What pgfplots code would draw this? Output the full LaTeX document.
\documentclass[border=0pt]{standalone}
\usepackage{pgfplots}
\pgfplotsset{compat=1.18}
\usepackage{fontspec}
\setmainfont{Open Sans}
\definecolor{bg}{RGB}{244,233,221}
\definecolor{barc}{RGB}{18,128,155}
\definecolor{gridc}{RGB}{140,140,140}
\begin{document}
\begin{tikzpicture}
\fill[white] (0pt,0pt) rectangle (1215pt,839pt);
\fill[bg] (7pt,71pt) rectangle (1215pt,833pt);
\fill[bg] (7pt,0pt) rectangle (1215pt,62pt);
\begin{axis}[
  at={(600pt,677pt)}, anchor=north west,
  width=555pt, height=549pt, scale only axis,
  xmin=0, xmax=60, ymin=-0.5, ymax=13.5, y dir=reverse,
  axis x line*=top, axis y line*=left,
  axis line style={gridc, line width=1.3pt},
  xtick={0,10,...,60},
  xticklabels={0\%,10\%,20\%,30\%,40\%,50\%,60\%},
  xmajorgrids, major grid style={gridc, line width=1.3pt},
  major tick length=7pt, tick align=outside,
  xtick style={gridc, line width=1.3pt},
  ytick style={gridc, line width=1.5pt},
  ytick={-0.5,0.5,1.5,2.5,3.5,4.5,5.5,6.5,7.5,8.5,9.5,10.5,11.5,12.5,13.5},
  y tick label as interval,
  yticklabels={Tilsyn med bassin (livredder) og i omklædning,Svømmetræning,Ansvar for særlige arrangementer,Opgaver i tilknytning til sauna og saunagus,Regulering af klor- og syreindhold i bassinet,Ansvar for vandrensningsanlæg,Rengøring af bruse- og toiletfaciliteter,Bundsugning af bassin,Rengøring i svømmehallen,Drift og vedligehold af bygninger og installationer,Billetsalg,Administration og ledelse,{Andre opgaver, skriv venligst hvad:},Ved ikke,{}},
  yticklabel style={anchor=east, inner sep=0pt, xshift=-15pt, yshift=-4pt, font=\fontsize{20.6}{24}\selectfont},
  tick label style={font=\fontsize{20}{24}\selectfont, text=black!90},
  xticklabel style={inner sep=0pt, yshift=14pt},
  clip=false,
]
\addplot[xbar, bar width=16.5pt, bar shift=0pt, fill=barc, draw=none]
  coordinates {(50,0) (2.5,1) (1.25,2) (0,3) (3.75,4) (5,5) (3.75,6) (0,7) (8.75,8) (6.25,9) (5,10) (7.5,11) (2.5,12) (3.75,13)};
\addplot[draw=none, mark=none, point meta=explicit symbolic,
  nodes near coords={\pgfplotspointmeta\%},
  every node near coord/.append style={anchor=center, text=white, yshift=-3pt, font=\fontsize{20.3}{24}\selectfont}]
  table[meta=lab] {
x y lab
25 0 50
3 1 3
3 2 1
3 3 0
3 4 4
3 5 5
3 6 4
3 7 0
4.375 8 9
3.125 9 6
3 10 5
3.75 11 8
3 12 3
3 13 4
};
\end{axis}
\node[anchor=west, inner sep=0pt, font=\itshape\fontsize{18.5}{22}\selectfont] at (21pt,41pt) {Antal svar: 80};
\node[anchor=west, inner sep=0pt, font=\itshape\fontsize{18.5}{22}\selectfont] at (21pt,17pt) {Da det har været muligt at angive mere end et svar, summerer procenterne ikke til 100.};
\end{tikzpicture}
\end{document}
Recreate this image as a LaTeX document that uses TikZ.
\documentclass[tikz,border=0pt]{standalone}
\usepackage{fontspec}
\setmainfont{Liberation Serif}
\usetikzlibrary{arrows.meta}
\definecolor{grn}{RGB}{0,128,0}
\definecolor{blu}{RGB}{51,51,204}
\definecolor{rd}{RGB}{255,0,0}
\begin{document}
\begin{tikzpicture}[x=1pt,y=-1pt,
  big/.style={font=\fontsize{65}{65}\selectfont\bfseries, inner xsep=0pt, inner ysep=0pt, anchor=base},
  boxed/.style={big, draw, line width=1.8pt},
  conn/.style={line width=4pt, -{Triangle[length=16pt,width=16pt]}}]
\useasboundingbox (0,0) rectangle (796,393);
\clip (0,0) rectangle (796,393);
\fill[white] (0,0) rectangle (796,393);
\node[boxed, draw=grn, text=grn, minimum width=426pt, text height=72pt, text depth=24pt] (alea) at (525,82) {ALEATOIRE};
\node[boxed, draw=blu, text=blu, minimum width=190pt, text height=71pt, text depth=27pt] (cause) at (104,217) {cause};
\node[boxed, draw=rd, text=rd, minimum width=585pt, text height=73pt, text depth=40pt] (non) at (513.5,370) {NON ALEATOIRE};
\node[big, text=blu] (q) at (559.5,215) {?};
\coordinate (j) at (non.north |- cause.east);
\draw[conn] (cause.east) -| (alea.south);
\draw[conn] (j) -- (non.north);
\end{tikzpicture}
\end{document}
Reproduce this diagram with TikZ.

• • • •

Directive:
From the listing above, return each line with the word "this".

Task output:
What pgfplots code would draw this? Output the full LaTeX document.
Recreate this image as a LaTeX document that uses TikZ.
Reproduce this diagram with TikZ.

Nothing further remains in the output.